Suppose there are $n$ users, each with an value $\sigma_i$. There are $m$ tasks, and we want to assign each user a task. Suppose for each task $j$, the set of users assigned to it is denoted by $S_j$.
Each task has a reward $v_j$. Accomplishing each task $j$ needs to satisfy that $\frac{\sum_{i \in S_j}\sigma_i}{|S_j|^2} \leq \theta$, where $\theta$ is a fixed constant. Let $u_j \in \{0,1\}$ denote if the task $j$ is accomplished ("1" means accomplished, and "0" means not).
The objective of the problem is to find a user assignment method so as to maximize the total obtained value of tasks, that is: $$\underset{\{S_j\}}{\textrm{max}} ~~ \sum_{j=1}^m v_j* u_j$$
I'm not sure which NPC problem can be reduced to this problem. Can someone help me?

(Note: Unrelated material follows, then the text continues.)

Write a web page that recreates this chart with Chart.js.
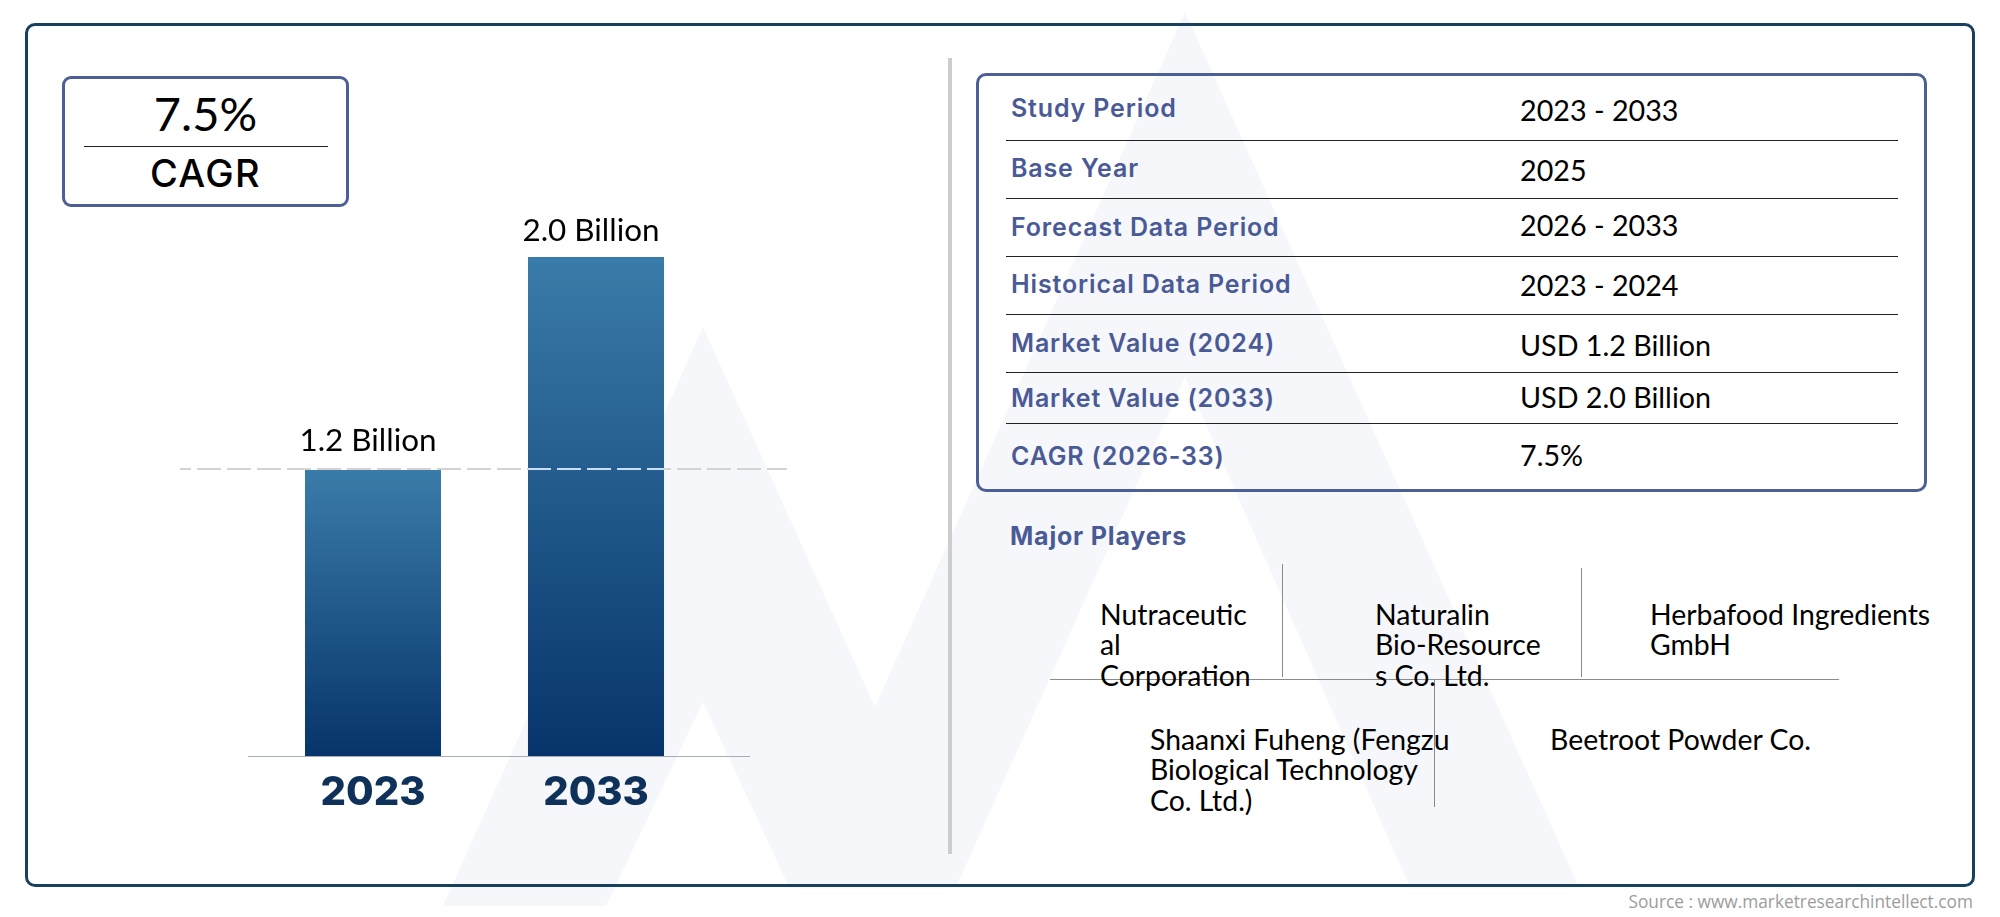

A formal formalization of the problem is: \begin{align} \textrm{max} ~~ & v_j * y_j \notag \\ \textrm{s.t.}~~ & \sum_{i=1}^n x_{i,j} \sigma_i^2 \leq \theta (\sum_{i=1}^n x_{i,j})^2, \forall j \notag \\ & \sum_{j=1}^m x_{i,j}=1, \forall j \notag \\ & y_j \in \{0,1\} \notag \\ & x_{i,j} \in \{0,1\} \notag \\ \end{align}
We can see that the problem is nonlinear integer programming, which is NP-hard.